Solly Msimanga cries 'freedom' after being elected Gauteng DA leader

Aphiwe Deklerk Political reporter
Solly Msimanga speaks to supporters at a rally in Johannesburg.
Solly Msimanga speaks to supporters at a rally in Johannesburg.
Image: Genevieve Quintal

Former Tshwane mayor Solly Msimanga has been elected as the new leader of the DA in Gauteng.

Msimanga beat DA MP James Lorimer by getting 75% of the vote at the party's virtual elective conference on Saturday.

He previously held the role on an interim basis after the abrupt resignation of former leader John Moodey, who has since joined Herman Mashaba's ActionSA.

A member of the Gauteng provincial legislature, Fred Nel, was chosen as provincial chair. He replaces Mike Moriarty, who left his position to contest for the DA federal council chair but was defeated by Helen Zille.

Addressing the provincial congress after his win, Msimanga said freedom was not yet a reality for many South Africans.

“Yes we have the right to vote, we have freedom of speech, we have freedom of association, but what does that mean when we still have millions of our people living in conditions of squalor? When half of the youth cannot find meaningful employment?” he said.

State funds were being used to enrich politicians instead of uplifting millions of South Africans.

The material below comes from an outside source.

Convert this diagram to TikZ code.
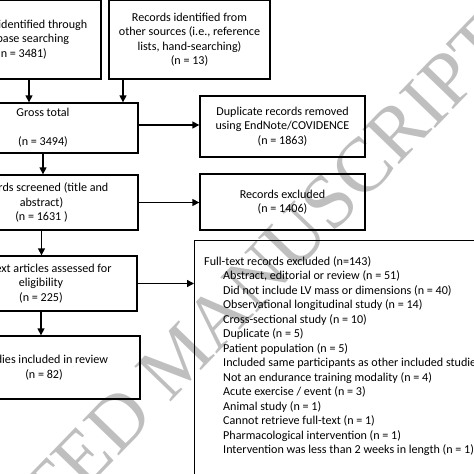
\documentclass[tikz,border=0pt]{standalone}
\usepackage{fontspec}
\setmainfont{Carlito}
\newfontfamily\stampfont{Liberation Serif}
\usepackage{xcolor}
\usepackage{tikz}
\usetikzlibrary{arrows.meta}

\begin{document}
\begin{tikzpicture}[
  x=1pt, y=-1pt,
  box/.style={draw=black, line width=1.3pt, align=center, inner sep=0pt,
              font=\fontsize{12.1}{14.5}\selectfont},
  arr/.style={-{Triangle[length=7pt,width=7pt]}, line width=1.3pt, draw=black},
  listtext/.style={align=left, inner sep=0pt, anchor=north west,
              font=\fontsize{12.1}{14.5}\selectfont}
]
  \useasboundingbox (0,0) rectangle (474,474);
  \clip (0,0) rectangle (474,474);

  % Watermark
  \node[text=black!25, rotate=46, inner sep=0pt, font=\stampfont\fontsize{77}{77}\selectfont]
    (stamp) at (178.5,358) {ACCEPTED MANUSCRIPT};

  % Nodes
  \node[box, minimum width=158, minimum height=79]  (db)     at (22,39.5)    {Records identified through\\database searching\\(n = 3481)};
  \node[box, minimum width=161, minimum height=79]  (other)  at (189.5,39.5) {Records identified from\\other sources (i.e., reference\\lists, hand-searching)\\(n = 13)};
  \node[box, minimum width=190, minimum height=50]  (gross)  at (43,128)     {Gross total\\[14.5pt](n = 3494)};
  \node[box, minimum width=165, minimum height=61]  (dup)    at (282.5,126.5) {Duplicate records removed\\using EndNote/COVIDENCE\\(n = 1863)};
  \node[box, minimum width=193, minimum height=55]  (screen) at (41.5,202.5) {Records screened (title and\\abstract)\\(n = 1631 )};
  \node[box, minimum width=165, minimum height=56]  (excl)   at (282.5,202)  {Records excluded\\(n = 1406)};
  \node[box, minimum width=192, minimum height=55]  (full)   at (41,283.5)   {Full-text articles assessed for\\eligibility\\(n = 225)};
  \node[box, minimum width=192, minimum height=63]  (incl)   at (44,367.5)   {Studies included in review\\(n = 82)};
  \node[box, minimum width=330, minimum height=260, anchor=north west] (big) at (194,240) {};

  % Reasons for exclusion
  \node[listtext] (reasons) at ([xshift=10pt,yshift=-16pt]big.north west) {%
    Full-text records excluded (n=143)\\
    \hspace*{19pt}Abstract, editorial or review (n = 51)\\
    \hspace*{19pt}Did not include LV mass or dimensions (n = 40)\\
    \hspace*{19pt}Observational longitudinal study (n = 14)\\
    \hspace*{19pt}Cross-sectional study (n = 10)\\
    \hspace*{19pt}Duplicate (n = 5)\\
    \hspace*{19pt}Patient population (n = 5)\\
    \hspace*{19pt}Included same participants as other included studies\\
    \hspace*{19pt}Not an endurance training modality (n = 4)\\
    \hspace*{19pt}Acute exercise / event (n = 3)\\
    \hspace*{19pt}Animal study (n = 1)\\
    \hspace*{19pt}Cannot retrieve full-text (n = 1)\\
    \hspace*{19pt}Pharmacological intervention (n = 1)\\
    \hspace*{19pt}Intervention was less than 2 weeks in length (n = 1)};

  % Flow arrows
  \draw[arr] ([xshift=7pt]db.south) -- ([xshift=7pt]db.south |- gross.north);
  \draw[arr] ([xshift=-66.5pt]other.south) -- ([xshift=-66.5pt]other.south |- gross.north);
  \draw[arr] ([yshift=3pt]gross.east) -- ([yshift=3pt]gross.east -| dup.west);
  \draw[arr] (gross.south) -- (gross.south |- screen.north);
  \draw[arr] (screen.east) -- (screen.east -| excl.west);
  \draw[arr] (screen.south) -- (screen.south |- full.north);
  \draw[arr] (full.east) -- (full.east -| big.west);
  \draw[arr] (full.south) -- (full.south |- incl.north);
\end{tikzpicture}
\end{document}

Women and children were being subjected to inhumane conditions while rural and farm murders were the order of the day.

“Democrats, we have to fight and we have to be the champions of this freedom. We have to make sure that this freedom, which so many died for so many years ago, is a freedom that we don't take for granted,” said Msimanga.

He said the country needed the DA to fight for them and people of Gauteng were calling for a focused and united DA.

Msimanga said during his campaign he did not seek endorsements for fear of creating divisions.

“I wanted to be a leader for all our members, not for some and not for a faction. It is important that we unite as a party because that is what our members and voters want to see. Nobody wants to support a divided house,” he said.

Party members and activists should work hard in communities in the run-up to next year's local government elections to avoid a similar outcome to this week, where the DA lost ground in countrywide by-elections.